All dies erfahren wir durch verschiedene Erzählstränge, die jedoch stets beim Ich-Erzähler Kaaro bleiben. Allein die Zeitebene wechselt ständig. Die so betitelte "Jetzt"-Zeit spielt 2066, dann gibt es noch Rückblicke in die "Früher"-Zeit beginnend mit 2031 bis ca. 2059, welche viel Wissen um Kaaros Fähigkeiten und die Geschehnisse bis aktuell vermitteln, sowie "Zwischenspiele" oder "Missionen", die besondere Ereignisse/Missionen in den letzten 10 Jahren von Kaaros Leben bis jetzt darlegen, mit dem Fokus auf seine "Agenten"-Tätigkeit. Das ist tatsächlich der verwirrendste Part dieses Romans. Meines Erachtens hätte es die gesondert betitelten "Zwischenspiele" nicht gebraucht bzw. wirkten diese ab und an überfordernd, wenn man sie gedanklich versucht, in das Gesamtbild chronologisch korrekt einzuordnen. Aber das ist eine minimale Kritik im Rahmen meiner allgemeinen Begeisterung für diesen Roman.

Denn dem Buch merkt man im allerbesten Sinne die Berufung des Autors als Psychiater an.
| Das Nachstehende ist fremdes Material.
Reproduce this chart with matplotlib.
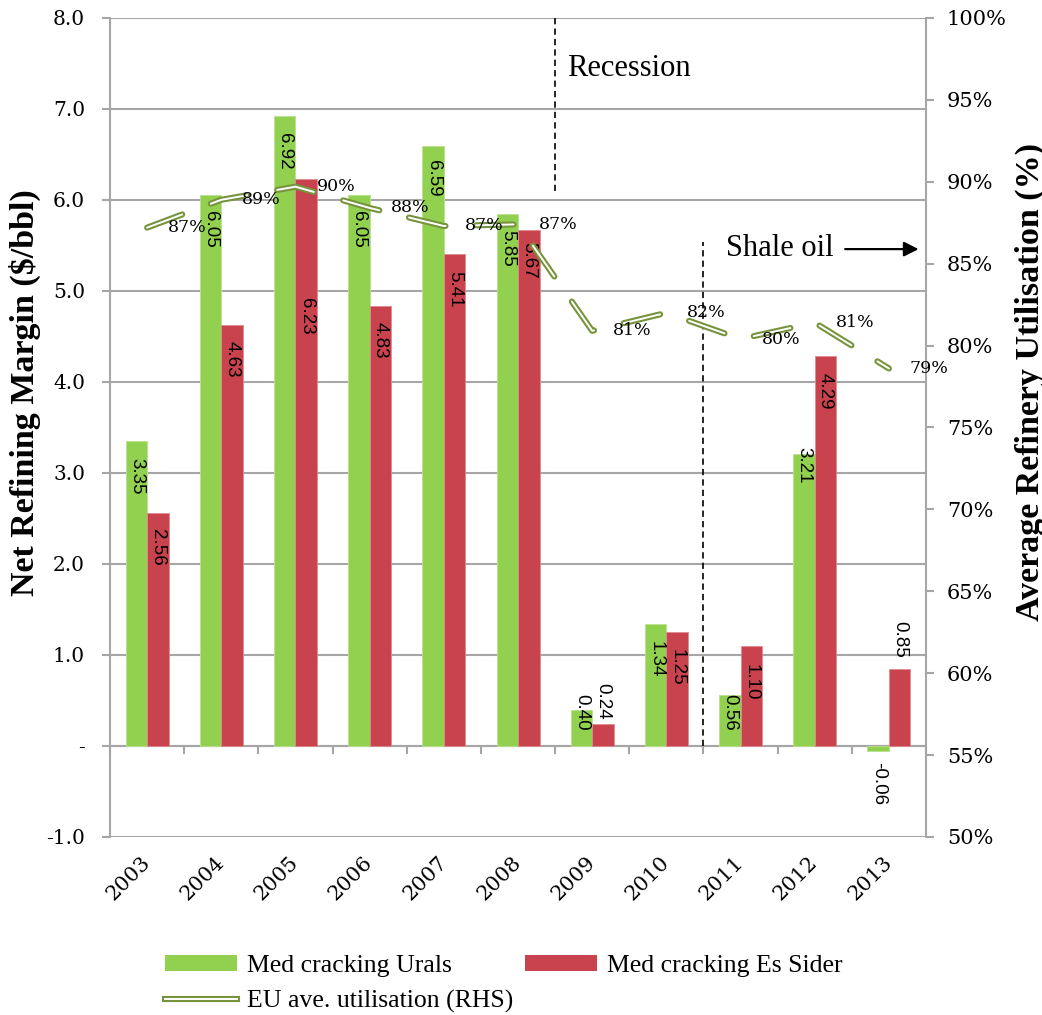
import numpy as np
import matplotlib
matplotlib.use("Agg")
import matplotlib.pyplot as plt
from matplotlib.patches import Patch
from matplotlib.lines import Line2D
from matplotlib.ticker import FuncFormatter

plt.rcParams['lines.scale_dashes'] = False

years = ['2003', '2004', '2005', '2006', '2007', '2008',
         '2009', '2010', '2011', '2012', '2013']
urals = [3.35, 6.05, 6.92, 6.05, 6.59, 5.85, 0.40, 1.34, 0.56, 3.21, -0.06]
es_sider = [2.56, 4.63, 6.23, 4.83, 5.41, 5.67, 0.24, 1.25, 1.10, 4.29, 0.85]
utilisation = [87.2, 88.9, 89.7, 88.4, 87.3, 87.4, 80.9, 82.0, 80.4, 81.4, 78.6]

# where each value label starts, in pixels below the end of its bar
urals_shift = [17, 16, 17, 16, 14, 16, -16, 17, -1, -7, 11]
sider_shift = [16, 16, 119, 16, 17, 12, -41, 17, 18, 17, -48]

GREEN = '#92D050'
RED = '#C8434D'
OLIVE = '#77933C'
GREY = '#A6A6A6'
SERIF = 'Liberation Serif'
TICKFONT = 'DejaVu Serif'

fig = plt.figure(figsize=(10.42, 10.15), dpi=100)
ax = fig.add_axes([0.1056, 0.1754, 0.7831, 0.8069])

x = np.arange(len(years))
w = 0.29
ymin, ymax = -1.0, 8.0

ax.bar(x - w / 2, urals, w, color=GREEN, edgecolor='#B9E18F', linewidth=0.6, zorder=2)
ax.bar(x + w / 2, es_sider, w, color=RED, edgecolor='#E08A90', linewidth=0.6, zorder=2)

ax.set_xlim(-0.5, len(years) - 0.5)
ax.set_ylim(ymin, ymax)
ax.set_yticks(np.arange(-1, 8.01, 1))
ax.yaxis.set_major_formatter(FuncFormatter(lambda v, p: '-' if abs(v) < 1e-9 else f'{v:.1f}'))
ax.grid(axis='y', color=GREY, linewidth=1.5)
ax.set_axisbelow(True)
ax.tick_params(axis='y', direction='out', length=6, width=1.5, color=GREY,
               labelsize=14.5, pad=12)
for lab in ax.get_yticklabels():
    lab.set_family(TICKFONT)

ax.set_xticks(x)
ax.set_xticklabels(years, rotation=45, ha='right', va='center',
                   rotation_mode='anchor', family=TICKFONT, fontsize=15)
ax.tick_params(axis='x', length=0, pad=16)

for side in ['top', 'right', 'bottom']:
    ax.spines[side].set_visible(False)
ax.spines['left'].set_color(GREY)
ax.spines['left'].set_linewidth(1.5)

# category axis crossing at zero, ticks between the years
zero_axis = ax.secondary_xaxis((0 - ymin) / (ymax - ymin))
zero_axis.set_xticks(np.arange(-0.5, len(years), 1.0))
zero_axis.tick_params(axis='x', length=6, width=1.5, color=GREY, labelbottom=False,
                      labeltop=False)
zero_axis.spines['bottom'].set_color(GREY)
zero_axis.spines['bottom'].set_linewidth(1.5)
zero_axis.spines['top'].set_visible(False)

ax.set_ylabel('Net Refining Margin ($/bbl)', family=SERIF, fontweight='bold', fontsize=24.5)
ax.yaxis.set_label_coords(-0.0846, 0.543)

# value labels, written down the bars
px = 72 / fig.dpi
for xs, vals, shifts in [(x - w / 2, urals, urals_shift), (x + w / 2, es_sider, sider_shift)]:
    for xi, v, s in zip(xs, vals, shifts):
        ax.annotate(f'{v:.2f}', (xi, v), xytext=(0, -s * px), textcoords='offset points',
                    rotation=270, ha='center', va='top', fontsize=13.5,
                    family='Liberation Sans', zorder=5)

# utilisation line on the right-hand scale
ax2 = ax.twinx()
ax2.set_ylim(50, 100)
ax2.set_yticks(np.arange(50, 100.1, 5))
ax2.yaxis.set_major_formatter(FuncFormatter(lambda v, p: f'{v:.0f}%'))
ax2.tick_params(axis='y', direction='out', length=6, width=1.5, color=GREY,
                labelsize=15, pad=9)
for lab in ax2.get_yticklabels():
    lab.set_family(TICKFONT)
for side in ['top', 'left', 'bottom']:
    ax2.spines[side].set_visible(False)
ax2.spines['right'].set_color(GREY)
ax2.spines['right'].set_linewidth(1.5)

dash = (27, 22)
ax2.plot(x, utilisation, color=OLIVE, linewidth=4.4, dashes=dash,
         dash_capstyle='round', solid_joinstyle='round', zorder=3)
ax2.plot(x, utilisation, color='white', linewidth=1.4, dashes=dash,
         dash_capstyle='round', solid_joinstyle='round', zorder=4)
for xi, v in zip(x, utilisation):
    ax2.annotate(f'{v:.0f}%', (xi, v), xytext=(29, 0), textcoords='offset points',
                 ha='center', va='center', fontsize=12.5, family=TICKFONT, zorder=5)

ax2.set_ylabel('Average Refinery Utilisation (%)', family=SERIF, fontweight='bold',
               fontsize=24.5, rotation=90)
ax2.yaxis.set_label_coords(1.109, 0.556)

# period markers
ax.plot([5.5, 5.5], [6.1, ymax], color='black', linewidth=1.2, dashes=(4.5, 3))
ax.text(5.66, 7.45, 'Recession', family=SERIF, fontsize=22, va='center')
ax.plot([7.5, 7.5], [0, 5.54], color='black', linewidth=1.2, dashes=(4.5, 3))
ax.text(7.80, 5.47, 'Shale oil', family=SERIF, fontsize=22, va='center')
ax.annotate('', xy=(10.4, 5.46), xytext=(9.41, 5.46),
            arrowprops=dict(arrowstyle='-|>', color='black', lw=1.6, mutation_scale=22,
                            shrinkA=0, shrinkB=0))

handles = [
    Patch(facecolor=GREEN),
    (Line2D([], [], color=OLIVE, linewidth=4.4), Line2D([], [], color='white', linewidth=1.4)),
    Patch(facecolor=RED),
]
labels = ['Med cracking Urals', 'EU ave. utilisation (RHS)', 'Med cracking Es Sider']
fig.legend(handles, labels, ncol=2, loc='upper left', bbox_to_anchor=(0.146, 0.072),
           frameon=False, prop={'family': SERIF, 'size': 18.5}, borderpad=0,
           handlelength=2.8, handleheight=0.6, handletextpad=0.4,
           columnspacing=0.45, labelspacing=0.5)

fig.savefig('out.png', dpi=100)
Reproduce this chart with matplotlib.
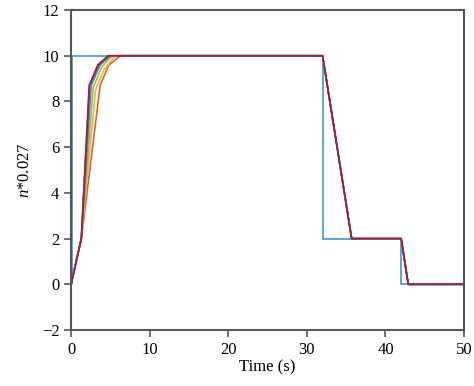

So entwirft er die Charaktere des Romans nicht nur glaubwürdig sondern stellt psychologische Zusammenhänge, die sich aus der Fähigkeit des "Gedankenlesens" ergeben, schlüssig und fachlich fundiert dar. Auch das mykologische Konstrukt um die außerirdische Entität herum ist plausibel erschaffen. Der technische Fortschritt ist authentisch an das Jahr 2066 angepasst und wird gut erklärt. Was mich aber besonders am Roman begeistert hat: Thompson spart nicht an Gesellschaftskritik. So wird immer wieder das Thema der als "illegal" eingeordneten Homosexualität in Nigeria, welche in unserer Zeit 2022 vorherrscht, aber im Roman auch noch in 2066 dort besteht. Die Verfolgung dieser Menschengruppe bis zum Tod durch den Mob. Weiterhin findet die Vergangenheit Nigerias, als ein durch die Kolonialisierung traumatisiertes Land, Eingang in die Erzählung. Eine despotische, korrupte Herrscherrieger darf natürlich auch in 2066 nicht fehlen. So legt Thompson mit seinem als Science-Fiction "getarnten" Roman den Finger in gleich mehrere gesellschaftliche und politische Wunden seines Heimatlandes.

Insgesamt bin ich also äußerst begeistert von diesem ungewohnten Lektüreerlebnis. Science-Fiction mit Tiefgang auf mehreren Ebenen. Wirklich empfehlenswert für alle, die sich grundsätzlich auf die oben beschriebenen Grundannahmen einlassen können.